Drake has been accused of participating in a racketeering conspiracy built around the online casino Stake. A class action lawsuit filed in Virginia this week argues that Stake is running an illegal gambling operation in the United States, in which Drake, who is paid to promote the platform, is complicit. It further alleges that he is funnelling proceeds—via Stake’s unregulated “tipping” system—to a third party, in Australia, to invest in bot farms that illegally boost Drake’s streaming numbers. Stake’s parent company, Sweepstakes Ltd., is named as a defendant alongside Drake, the streamer Adin Ross, and George Nguyen, the alleged Australian co-conspirator.
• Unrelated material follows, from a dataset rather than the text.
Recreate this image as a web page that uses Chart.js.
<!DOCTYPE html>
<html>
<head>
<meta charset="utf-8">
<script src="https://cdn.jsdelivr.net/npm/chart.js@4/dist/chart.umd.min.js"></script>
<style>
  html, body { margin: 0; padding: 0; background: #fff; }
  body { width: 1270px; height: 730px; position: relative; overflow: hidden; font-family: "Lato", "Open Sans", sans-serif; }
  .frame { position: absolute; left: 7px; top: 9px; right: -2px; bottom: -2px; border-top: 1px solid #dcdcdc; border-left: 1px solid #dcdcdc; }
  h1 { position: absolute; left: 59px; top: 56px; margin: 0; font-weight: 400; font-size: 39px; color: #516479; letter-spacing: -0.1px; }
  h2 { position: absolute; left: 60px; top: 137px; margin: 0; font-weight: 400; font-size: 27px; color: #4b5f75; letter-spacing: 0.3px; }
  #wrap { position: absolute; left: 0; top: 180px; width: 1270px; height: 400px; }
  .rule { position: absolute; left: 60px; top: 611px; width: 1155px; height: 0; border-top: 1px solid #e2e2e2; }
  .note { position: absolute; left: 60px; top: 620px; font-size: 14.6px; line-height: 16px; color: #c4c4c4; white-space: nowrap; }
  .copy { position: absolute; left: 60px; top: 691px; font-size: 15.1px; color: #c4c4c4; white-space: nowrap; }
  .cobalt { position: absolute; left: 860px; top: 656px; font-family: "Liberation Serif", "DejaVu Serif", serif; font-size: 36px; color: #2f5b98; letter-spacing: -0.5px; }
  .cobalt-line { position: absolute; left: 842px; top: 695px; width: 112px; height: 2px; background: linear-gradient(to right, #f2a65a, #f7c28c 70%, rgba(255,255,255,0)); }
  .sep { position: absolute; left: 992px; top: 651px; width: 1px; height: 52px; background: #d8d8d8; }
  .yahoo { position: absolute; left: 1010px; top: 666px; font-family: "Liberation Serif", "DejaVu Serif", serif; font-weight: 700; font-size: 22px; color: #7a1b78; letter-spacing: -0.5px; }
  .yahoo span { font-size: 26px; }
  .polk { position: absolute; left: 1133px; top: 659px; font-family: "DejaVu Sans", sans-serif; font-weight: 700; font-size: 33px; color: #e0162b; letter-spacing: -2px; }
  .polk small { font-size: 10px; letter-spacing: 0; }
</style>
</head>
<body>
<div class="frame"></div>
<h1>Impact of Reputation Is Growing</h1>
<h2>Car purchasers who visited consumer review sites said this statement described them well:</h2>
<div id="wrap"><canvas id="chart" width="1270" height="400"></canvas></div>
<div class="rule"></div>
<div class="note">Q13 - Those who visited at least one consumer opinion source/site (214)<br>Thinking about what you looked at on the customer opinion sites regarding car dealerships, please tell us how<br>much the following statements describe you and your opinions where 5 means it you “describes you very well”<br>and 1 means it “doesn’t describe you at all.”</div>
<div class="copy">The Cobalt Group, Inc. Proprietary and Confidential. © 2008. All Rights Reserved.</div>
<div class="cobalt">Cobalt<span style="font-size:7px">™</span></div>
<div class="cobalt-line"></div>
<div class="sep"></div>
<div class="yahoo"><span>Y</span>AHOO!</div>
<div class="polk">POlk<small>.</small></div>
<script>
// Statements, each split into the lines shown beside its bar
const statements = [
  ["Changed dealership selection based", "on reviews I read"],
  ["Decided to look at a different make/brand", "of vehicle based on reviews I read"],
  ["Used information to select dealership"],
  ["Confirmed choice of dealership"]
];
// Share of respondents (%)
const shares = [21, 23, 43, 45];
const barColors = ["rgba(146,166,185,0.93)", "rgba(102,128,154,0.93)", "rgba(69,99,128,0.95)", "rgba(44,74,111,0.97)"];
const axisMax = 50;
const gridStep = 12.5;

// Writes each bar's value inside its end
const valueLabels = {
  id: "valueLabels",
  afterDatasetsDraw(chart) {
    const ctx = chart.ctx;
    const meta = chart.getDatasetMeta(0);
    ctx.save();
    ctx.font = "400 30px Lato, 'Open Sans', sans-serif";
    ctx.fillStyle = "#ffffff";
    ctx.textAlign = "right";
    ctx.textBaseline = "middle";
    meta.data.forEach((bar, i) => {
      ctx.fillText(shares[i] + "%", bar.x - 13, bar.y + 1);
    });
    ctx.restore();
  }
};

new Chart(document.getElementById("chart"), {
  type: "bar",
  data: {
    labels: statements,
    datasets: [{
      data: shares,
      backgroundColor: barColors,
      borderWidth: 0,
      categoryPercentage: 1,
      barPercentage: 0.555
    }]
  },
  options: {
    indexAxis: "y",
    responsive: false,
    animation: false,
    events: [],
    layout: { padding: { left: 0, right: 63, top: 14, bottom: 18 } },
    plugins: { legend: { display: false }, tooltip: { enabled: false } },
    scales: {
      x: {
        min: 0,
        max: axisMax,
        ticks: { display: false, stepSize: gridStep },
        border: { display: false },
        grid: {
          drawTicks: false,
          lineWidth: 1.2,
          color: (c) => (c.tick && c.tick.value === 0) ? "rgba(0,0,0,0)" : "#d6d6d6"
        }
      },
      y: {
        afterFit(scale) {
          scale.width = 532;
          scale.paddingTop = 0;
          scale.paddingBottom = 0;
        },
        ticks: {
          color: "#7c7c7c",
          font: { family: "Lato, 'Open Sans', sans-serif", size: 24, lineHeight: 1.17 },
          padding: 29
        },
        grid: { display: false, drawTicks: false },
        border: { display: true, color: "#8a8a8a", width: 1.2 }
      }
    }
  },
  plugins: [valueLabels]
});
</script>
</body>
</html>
The basis of the lawsuit is that Stake operates in U.S. states, such as Virginia, that have outlawed real-money online gambling. Eyeing a possible (and highly contentious) legal loophole, Stake circumvents the online-gambling ban by selling “play money” that comes with free tokens. While the play money is worthless, the tokens can be wagered and later converted into cash for withdrawal. If a judge deems the practice to be illegal, Drake and Ross could be liable for promoting Stake.us, even if their own areas of residence permit online gambling.
Founded in Australia in 2017, Stake is a multibillion-dollar company whose fortunes skyrocketed during the cryptocurrency boom. It signed an endorsement deal with Drake in 2022 worth a reported $100 million a year; he has since undertaken frequent livestreams of online gambling sessions and giveaways. This past August, Drake seemingly fell out with the platform after having withdrawal attempts blocked. The matter appeared resolved in October when he posted a video staging his discovery of a $1 million balance restored to his account.
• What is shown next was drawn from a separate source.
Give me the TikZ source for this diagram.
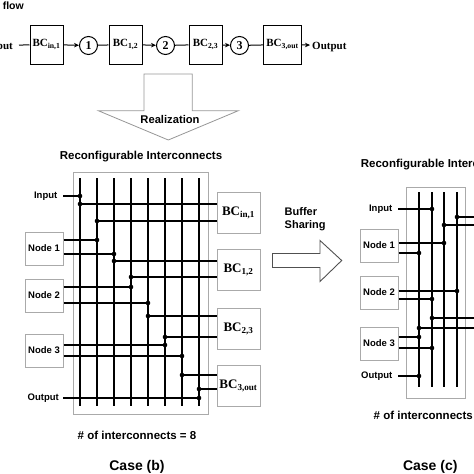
\documentclass[tikz,border=0pt]{standalone}
\usepackage{fontspec}
\setmainfont{Liberation Serif}
\setsansfont{Liberation Sans}
\usetikzlibrary{arrows.meta}
\definecolor{boxgray}{RGB}{170,170,170}
\definecolor{arrgray}{RGB}{150,150,150}
\definecolor{darkarr}{RGB}{80,80,80}
\newcommand\tobus[3]{\draw[wire] (#1 |- 0,#3) -- (#2 |- 0,#3); \fill (#2 |- 0,#3) circle (2.3pt);}
\newcommand\frombus[3]{\draw[wire] (#1 |- 0,#3) -- (#2 |- 0,#3); \fill (#1 |- 0,#3) circle (2.3pt);}
\begin{document}
\begin{tikzpicture}[x=1pt,y=-1pt,
  wire/.style={line width=1.7pt, black},
  gbox/.style={draw=boxgray, line width=1pt},
  topbox/.style={draw, line width=1pt, minimum width=33pt, minimum height=39pt, inner sep=0pt, font=\fontsize{11}{12}\selectfont\bfseries},
  circ/.style={draw, circle, line width=1pt, minimum size=18pt, inner sep=0pt, font=\fontsize{12}{13}\selectfont\bfseries},
  nodebox/.style={gbox, minimum width=38pt, minimum height=33pt, inner sep=0pt, font=\sffamily\bfseries\fontsize{9.5}{11}\selectfont},
  bcbox/.style={gbox, minimum width=43pt, minimum height=41pt, inner sep=0pt, font=\fontsize{13}{14}\selectfont\bfseries},
  lbl/.style={font=\sffamily\bfseries\fontsize{9.5}{11}\selectfont, inner sep=0pt},
  title/.style={font=\sffamily\bfseries\fontsize{11.5}{13}\selectfont, inner sep=0pt},
  caselbl/.style={font=\sffamily\bfseries\fontsize{14}{16}\selectfont, inner sep=0pt},
  toptext/.style={font=\fontsize{11}{12}\selectfont\bfseries, inner sep=0pt},
  flowline/.style={line width=1pt},
  flowarrow/.style={flowline, -{Stealth[length=5pt,width=4.5pt]}},
]
\useasboundingbox (0,0) rectangle (474,474);
\clip (0,0) rectangle (474,474);

% ---------- top data flow ----------
\node[font=\sffamily\bfseries\fontsize{10.5}{12}\selectfont, inner sep=0pt, anchor=east] (flowt) at (24,6) {Data flow};
\node[topbox] (t0) at (46.5,44.5) {BC\textsubscript{in,1}};
\node[circ] (c1) at (88.5,45.5) {1};
\node[topbox] (t1) at (125.5,44.5) {BC\textsubscript{1,2}};
\node[circ] (c2) at (165.5,45.5) {2};
\node[topbox] (t2) at (205.5,44.5) {BC\textsubscript{2,3}};
\node[circ] (c3) at (239.5,45.5) {3};
\node[topbox, minimum width=38pt] (t3) at (282.5,44.5) {BC\textsubscript{3,out}};
\node[toptext, anchor=east, inner xsep=6pt, text depth=0pt] (tin) at (19,45.5) {Input};
\node[toptext, anchor=west, inner xsep=2pt, text depth=0pt] (tout) at (310,45.5) {Output};
\draw[flowline] (tin) -- (t0);
\draw[flowarrow] (t0) -- (c1);
\draw[flowline] (c1) -- (t1);
\draw[flowarrow] (t1) -- (c2);
\draw[flowline] (c2) -- (t2);
\draw[flowarrow] (t2) -- (c3);
\draw[flowline] (c3) -- (t3);
\draw[flowarrow] (t3) -- (tout);

% ---------- realization arrow ----------
\draw[arrgray, line width=0.8pt] (144,74) -- (192.3,74) -- (192.3,110.7) -- (238.3,110.7)
  -- (168.3,140) -- (98.3,110.7) -- (144,110.7) -- cycle;
\node[title, font=\sffamily\bfseries\fontsize{11.2}{13}\selectfont] (realt) at (170,119.3) {Realization};

% ---------- case (b) ----------
\node[title] (tb) at (141,157) {Reconfigurable Interconnects};
\draw[gbox] (73.5,172.5) rectangle (208.5,414.5);
\foreach \xx [count=\i from 0] in {80,97,114,131,148,165,182,199} {
  \coordinate (bv\i) at (\xx,178);
  \draw[wire] (bv\i) -- (bv\i |- 0,406);
}
\node[nodebox] (bn1) at (44,248.5) {Node 1};
\node[nodebox] (bn2) at (44,295.5) {Node 2};
\node[nodebox] (bn3) at (44,350.5) {Node 3};
\node[bcbox] (bb0) at (238.5,213) {BC\textsubscript{in,1}};
\node[bcbox] (bb1) at (238.5,269.5) {BC\textsubscript{1,2}};
\node[bcbox] (bb2) at (238.5,328.5) {BC\textsubscript{2,3}};
\node[bcbox] (bb3) at (238.5,386) {BC\textsubscript{3,out}};
\node[lbl, anchor=east, inner xsep=5.5pt] (binp) at (63,196) {Input};
\node[lbl, anchor=east, inner xsep=4pt] (bout) at (63,398) {Output};

\tobus{binp.east}{bv0}{196}
\frombus{bv0}{bb0.west}{204}
\frombus{bv1}{bb0.west}{221}
\tobus{bn1.east}{bv1}{240}
\tobus{bn1.east}{bv2}{254}
\frombus{bv2}{bb1.west}{261}
\frombus{bv3}{bb1.west}{277}
\tobus{bn2.east}{bv3}{287}
\tobus{bn2.east}{bv4}{303}
\frombus{bv4}{bb2.west}{316}
\frombus{bv5}{bb2.west}{337}
\tobus{bn3.east}{bv5}{345}
\tobus{bn3.east}{bv6}{356}
\frombus{bv6}{bb3.west}{375}
\frombus{bv7}{bb3.west}{389}
\tobus{bout.east}{bv7}{398}

\node[title] (bcount) at (137,435) {\# of interconnects = 8};
\node[caselbl] (caseb) at (137,466.7) {Case (b)};

% ---------- buffer sharing arrow ----------
\draw[darkarr, line width=0.9pt] (272.5,253.5) -- (320,253.5) -- (320,240.5) -- (341.7,260.5)
  -- (320,281.5) -- (320,267.5) -- (272.5,267.5) -- cycle;
\node[title, font=\sffamily\bfseries\fontsize{11}{13.5}\selectfont, align=left, anchor=west] (bst) at (284.5,219) {Buffer\\Sharing};

% ---------- case (c) ----------
\node[title, anchor=west] (tc) at (360.7,165) {Reconfigurable Interconnects};
\draw[gbox] (406.5,187.5) rectangle (465.5,398.5);
\foreach \xx [count=\i from 0] in {419,432,444,457} {
  \coordinate (cv\i) at (\xx,192);
  \draw[wire] (cv\i) -- (cv\i |- 0,387);
}
\coordinate (edge) at (480,0);
\node[nodebox] (cn1) at (379,245.5) {Node 1};
\node[nodebox] (cn2) at (379,292.5) {Node 2};
\node[nodebox] (cn3) at (379,343.5) {Node 3};
\node[lbl, anchor=east, inner xsep=5.5pt] (cinp) at (398,209) {Input};
\node[lbl, anchor=east, inner xsep=5.5pt] (cout) at (398,376) {Output};

\tobus{cinp.east}{cv1}{209}
\frombus{cv3}{edge}{217}
\frombus{cv2}{edge}{225}
\tobus{cn1.east}{cv2}{243}
\tobus{cn1.east}{cv0}{253}
\tobus{cn2.east}{cv3}{291}
\tobus{cn2.east}{cv1}{299}
\frombus{cv1}{edge}{318}
\frombus{cv0}{edge}{328}
\tobus{cn3.east}{cv0}{337}
\tobus{cn3.east}{cv1}{348}
\tobus{cout.east}{cv0}{376}

\node[title] (ccount) at (433,415) {\# of interconnects = 4};
\node[caselbl] (casec) at (430.3,466.7) {Case (c)};
\end{tikzpicture}
\end{document}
The bot-farming aspect of the lawsuit doubles as an attack on Stake’s “tipping” function, which allows users to transfer funds between accounts—a common feature of online casinos. The lawsuit claims that Drake, Ross, and Nguyen used the feature to covertly transfer gambling proceeds. That “wholly unregulated money transmitter,” the lawsuit adds, financed Nguyen’s further promotion of Stake, as well as a campaign to artificially boost Drake streams and “fabricate popularity; disparage competitors and music label executives; [and] distort recommendation algorithms.” This scheme, the lawsuit alleges, is carried out on platforms such as Spotify and “has suppressed authentic artists and narrowed consumers’ access to legitimate content.”
Two plaintiffs, LaShawnna Ridley and Tiffany Hines, filed the class-action lawsuit on behalf of those affected in Virginia, claiming Drake’s promotion helped lure them onto Stake. They are seeking at least $5 million in damages, based on two violations of the Racketeer Influenced and Corrupt Organizations (RICO) Act and one of the Virginia Consumer Protection Act. This is not the first lawsuit alleging that the platform is breaking U.S. gambling laws, or even the first implicating Drake: A Missouri complaint filed last October alleges that Drake and Ross misrepresented Stake.us as a harmless “social casino,” rather than an illegal gambling platform. That suit claims Drake and Ross further mislead their followers by hosting gambling livestreams directly funded by Stake, rather than out of their own pockets.